Ammann won the normal hill and large hill in Salt Lake City in 2002. European ski jumpers don’t necessarily get attention from U.S. talk shows, but the 20-year-old Ammann had two things that set him apart. First, his wins were tremendous upsets. Second, he looked like Harry Potter.

He wound up appearing on “The Late Show with David Letterman,” which makes him a wild-card connection in the Kevin Bacon game the peripatetic actor was the other guest on the show that night, and Ammann happily posed with Bacon and Kyra Sedgwick after the show.

Eight years later, Ammann duplicated the feat in Vancouver. This time, he left behind the Harry Potter glasses behind, though he made an enthusiastic walk through the mixed zone wearing comically oversized sunglasses that made him look like the Buggles’ Trevor Horn in the “Video Killed the Radio Star” video, the first music video on MTV.

In 2010, his victories weren’t quite as unexpected. He won the World Cup season title that year, sandwiched between two second-place finishes.

In 2002, on the other hand, he took off from the Olympic hill at Park City having never won a World Cup event.

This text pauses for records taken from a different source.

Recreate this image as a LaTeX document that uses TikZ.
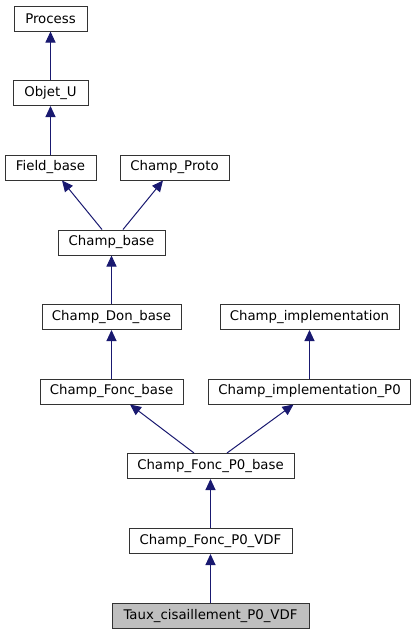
\documentclass[tikz,border=0pt]{standalone}
\usepackage{fontspec}
\setmainfont{DejaVu Sans}
\usetikzlibrary{arrows.meta}
\definecolor{edgeblue}{HTML}{191970}
\definecolor{leafgray}{HTML}{BFBFBF}
\begin{document}
\begin{tikzpicture}[x=1pt,y=-1pt]

    \tikzset{cls/.style={%
      draw=black!80,%
      line width=1pt,%
      rectangle,%
      minimum height=25pt,%
      inner xsep=8pt,%
      inner ysep=0pt,%
      font=\fontsize{13.3}{16}\selectfont}%
    };

    \tikzset{leaf/.style={cls, fill=leafgray}};
    \tikzset{inherit/.style={draw=edgeblue, line width=1pt, -{Triangle[length=11pt,width=10pt]}}};

    \useasboundingbox (0,0) rectangle (416,635);

    %%%%%%%%%%%%%%%
    %   classes   %
    %%%%%%%%%%%%%%%
    \path (50.5, 18.5) node [cls, minimum width=73pt] (proc) {Process};
    \path (50.5, 93) node [cls, minimum width=75pt] (obj) {Objet\_U};
    \path (50.5, 167.5) node [cls, minimum width=91pt] (fbase) {Field\_base};
    \path (174.5, 167.5) node [cls, minimum width=109pt] (proto) {Champ\_Proto};
    \path (111.5, 242.5) node [cls, minimum width=107pt] (cbase) {Champ\_base};
    \path (111.5, 317) node [cls, minimum width=139pt] (cdon) {Champ\_Don\_base};
    \path (309.5, 317) node [cls, minimum width=179pt] (cimpl) {Champ\_implementation};
    \path (111.5, 391.5) node [cls, minimum width=143pt] (cfonc) {Champ\_Fonc\_base};
    \path (309.5, 391.5) node [cls, minimum width=202pt] (cimplp) {Champ\_implementation\_P0};
    \path (210.5, 466) node [cls, minimum width=167pt] (cfpbase) {Champ\_Fonc\_P0\_base};
    \path (210.5, 541) node [cls, minimum width=163pt] (cfpvdf) {Champ\_Fonc\_P0\_VDF};
    \path (210.5, 616) node [leaf, minimum width=197pt] (taux) {Taux\_cisaillement\_P0\_VDF};

    %%%%%%%%%%%%%%%
    % inheritance %
    %%%%%%%%%%%%%%%
    \draw [inherit] (obj) -- (proc);
    \draw [inherit] (fbase) -- (obj);
    \draw [inherit] ([xshift=-9.5pt]cbase.north) -- ([xshift=11.5pt]fbase.south);
    \draw [inherit] ([xshift=11.5pt]cbase.north) -- ([xshift=-11.5pt]proto.south);
    \draw [inherit] (cdon) -- (cbase);
    \draw [inherit] (cfonc) -- (cdon);
    \draw [inherit] (cimplp) -- (cimpl);
    \draw [inherit] ([xshift=-16.5pt]cfpbase.north) -- ([xshift=18.5pt]cfonc.south);
    \draw [inherit] ([xshift=16.5pt]cfpbase.north) -- ([xshift=-16pt]cimplp.south);
    \draw [inherit] (cfpvdf) -- (cfpbase);
    \draw [inherit] (taux) -- (cfpvdf);

\end{tikzpicture}
\end{document}
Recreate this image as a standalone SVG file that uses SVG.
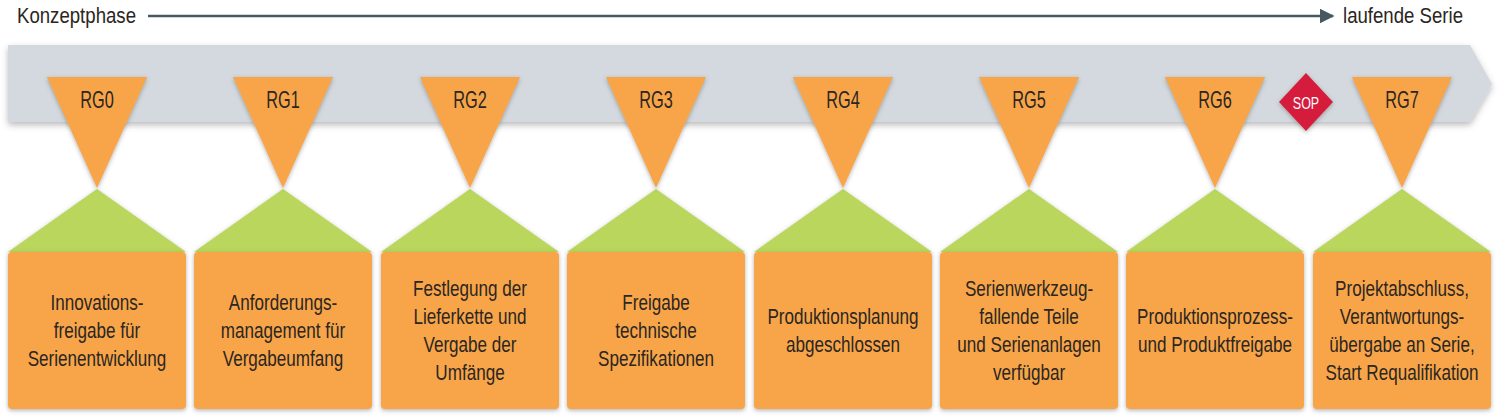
<svg xmlns="http://www.w3.org/2000/svg" width="1500" height="418" viewBox="0 0 1500 418">
<defs>
<filter id="sh" x="-10%" y="-10%" width="120%" height="130%">
<feDropShadow dx="0" dy="1.5" stdDeviation="2" flood-color="#555" flood-opacity="0.45"/>
</filter>
<filter id="shband" x="-5%" y="-20%" width="110%" height="150%">
<feDropShadow dx="0" dy="3" stdDeviation="3" flood-color="#555" flood-opacity="0.4"/>
</filter>
<marker id="ah" viewBox="0 0 10 10" refX="9" refY="5" markerWidth="6" markerHeight="6" orient="auto" markerUnits="strokeWidth">
<path d="M0,0 L10,5 L0,10 z" fill="#46595f"/>
</marker>
<style>
text{font-family:"Liberation Sans",Arial,sans-serif;fill:#2b2622;text-anchor:middle}
.hdr{font-size:23px;text-anchor:start}
.rg{font-size:24px}
.lbl{font-size:22.5px}
.sop{font-size:16px;fill:#fff}
.tri{fill:#f8a548;filter:url(#sh)}
.grn{fill:#bad65c;filter:url(#sh)}
.box{fill:#f8a548;filter:url(#sh)}
</style>
</defs>
<rect width="1500" height="418" fill="#fff"/>
<polygon points="8,45 1470,45 1492,84 1470,122 8,122" fill="#d3d9de" filter="url(#shband)"/>
<text class="hdr" transform="translate(17,0) scale(0.81,1)" x="0" y="23">Konzeptphase</text>
<text class="hdr" transform="translate(1343,0) scale(0.81,1)" x="0" y="23">laufende Serie</text>
<g id="connectors">
<line x1="148" y1="16" x2="1333" y2="16" stroke="#46595f" stroke-width="2.5" marker-end="url(#ah)"/>
</g>
<g id="rg0">
<polygon class="grn" points="8,252 97,189 186,252"/>
<rect class="box" x="8" y="252" width="178" height="157" rx="4"/>
<polygon class="tri" points="47,77 147,77 97,188"/>
<text class="rg" transform="translate(97,0) scale(0.68,1)" x="0" y="108">RG0</text>
<g transform="translate(97,0) scale(0.76,1)">
<text class="lbl" x="0" y="310">Innovations-</text>
<text class="lbl" x="0" y="338">freigabe für</text>
<text class="lbl" x="0" y="366">Serienentwicklung</text>
</g>
</g>
<g id="rg1">
<polygon class="grn" points="194,252 283,189 372,252"/>
<rect class="box" x="194" y="252" width="178" height="157" rx="4"/>
<polygon class="tri" points="233,77 333,77 283,188"/>
<text class="rg" transform="translate(283,0) scale(0.68,1)" x="0" y="108">RG1</text>
<g transform="translate(283,0) scale(0.76,1)">
<text class="lbl" x="0" y="310">Anforderungs-</text>
<text class="lbl" x="0" y="338">management für</text>
<text class="lbl" x="0" y="366">Vergabeumfang</text>
</g>
</g>
<g id="rg2">
<polygon class="grn" points="381,252 470,189 559,252"/>
<rect class="box" x="381" y="252" width="178" height="157" rx="4"/>
<polygon class="tri" points="420,77 520,77 470,188"/>
<text class="rg" transform="translate(470,0) scale(0.68,1)" x="0" y="108">RG2</text>
<g transform="translate(470,0) scale(0.76,1)">
<text class="lbl" x="0" y="296">Festlegung der</text>
<text class="lbl" x="0" y="324">Lieferkette und</text>
<text class="lbl" x="0" y="352">Vergabe der</text>
<text class="lbl" x="0" y="380">Umfänge</text>
</g>
</g>
<g id="rg3">
<polygon class="grn" points="567,252 656,189 745,252"/>
<rect class="box" x="567" y="252" width="178" height="157" rx="4"/>
<polygon class="tri" points="606,77 706,77 656,188"/>
<text class="rg" transform="translate(656,0) scale(0.68,1)" x="0" y="108">RG3</text>
<g transform="translate(656,0) scale(0.76,1)">
<text class="lbl" x="0" y="310">Freigabe</text>
<text class="lbl" x="0" y="338">technische</text>
<text class="lbl" x="0" y="366">Spezifikationen</text>
</g>
</g>
<g id="rg4">
<polygon class="grn" points="754,252 843,189 932,252"/>
<rect class="box" x="754" y="252" width="178" height="157" rx="4"/>
<polygon class="tri" points="793,77 893,77 843,188"/>
<text class="rg" transform="translate(843,0) scale(0.68,1)" x="0" y="108">RG4</text>
<g transform="translate(843,0) scale(0.76,1)">
<text class="lbl" x="0" y="324">Produktionsplanung</text>
<text class="lbl" x="0" y="352">abgeschlossen</text>
</g>
</g>
<g id="rg5">
<polygon class="grn" points="940,252 1029,189 1118,252"/>
<rect class="box" x="940" y="252" width="178" height="157" rx="4"/>
<polygon class="tri" points="979,77 1079,77 1029,188"/>
<text class="rg" transform="translate(1029,0) scale(0.68,1)" x="0" y="108">RG5</text>
<g transform="translate(1029,0) scale(0.76,1)">
<text class="lbl" x="0" y="296">Serienwerkzeug-</text>
<text class="lbl" x="0" y="324">fallende Teile</text>
<text class="lbl" x="0" y="352">und Serienanlagen</text>
<text class="lbl" x="0" y="380">verfügbar</text>
</g>
</g>
<g id="rg6">
<polygon class="grn" points="1126,252 1215,189 1304,252"/>
<rect class="box" x="1126" y="252" width="178" height="157" rx="4"/>
<polygon class="tri" points="1165,77 1265,77 1215,188"/>
<text class="rg" transform="translate(1215,0) scale(0.68,1)" x="0" y="108">RG6</text>
<g transform="translate(1215,0) scale(0.76,1)">
<text class="lbl" x="0" y="324">Produktionsprozess-</text>
<text class="lbl" x="0" y="352">und Produktfreigabe</text>
</g>
</g>
<g id="sop">
<polygon points="1306,73 1333,102 1306,131 1279,102" fill="#d61f3c" filter="url(#sh)"/>
<text class="sop" transform="translate(1306,0) scale(0.78,1)" x="0" y="109">SOP</text>
</g>
<g id="rg7">
<polygon class="grn" points="1313,252 1402,189 1491,252"/>
<rect class="box" x="1313" y="252" width="178" height="157" rx="4"/>
<polygon class="tri" points="1352,77 1452,77 1402,188"/>
<text class="rg" transform="translate(1402,0) scale(0.68,1)" x="0" y="108">RG7</text>
<g transform="translate(1402,0) scale(0.76,1)">
<text class="lbl" x="0" y="296">Projektabschluss,</text>
<text class="lbl" x="0" y="324">Verantwortungs-</text>
<text class="lbl" x="0" y="352">übergabe an Serie,</text>
<text class="lbl" x="0" y="380">Start Requalifikation</text>
</g>
</g>
</svg>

His two wins in the Olympics were his first two in any international competition in the FIS database.

Ammann has also had success in major competition in Asia. He took gold and silver in the 2007 world championships in Sapporo, Japan, the first two of his four career world championship medals. He also won a World Cup event in Sapporo in 2010.

In recent years, though, Ammann hasn’t been competitive on the World Cup circuit. He has been on the podium only once since 2015. Since taking his last major-event medal in 2011, his best result in the world championships was seventh place in 2013.

But he’s already shown he can, like Harry Potter, conjure a surprising performance.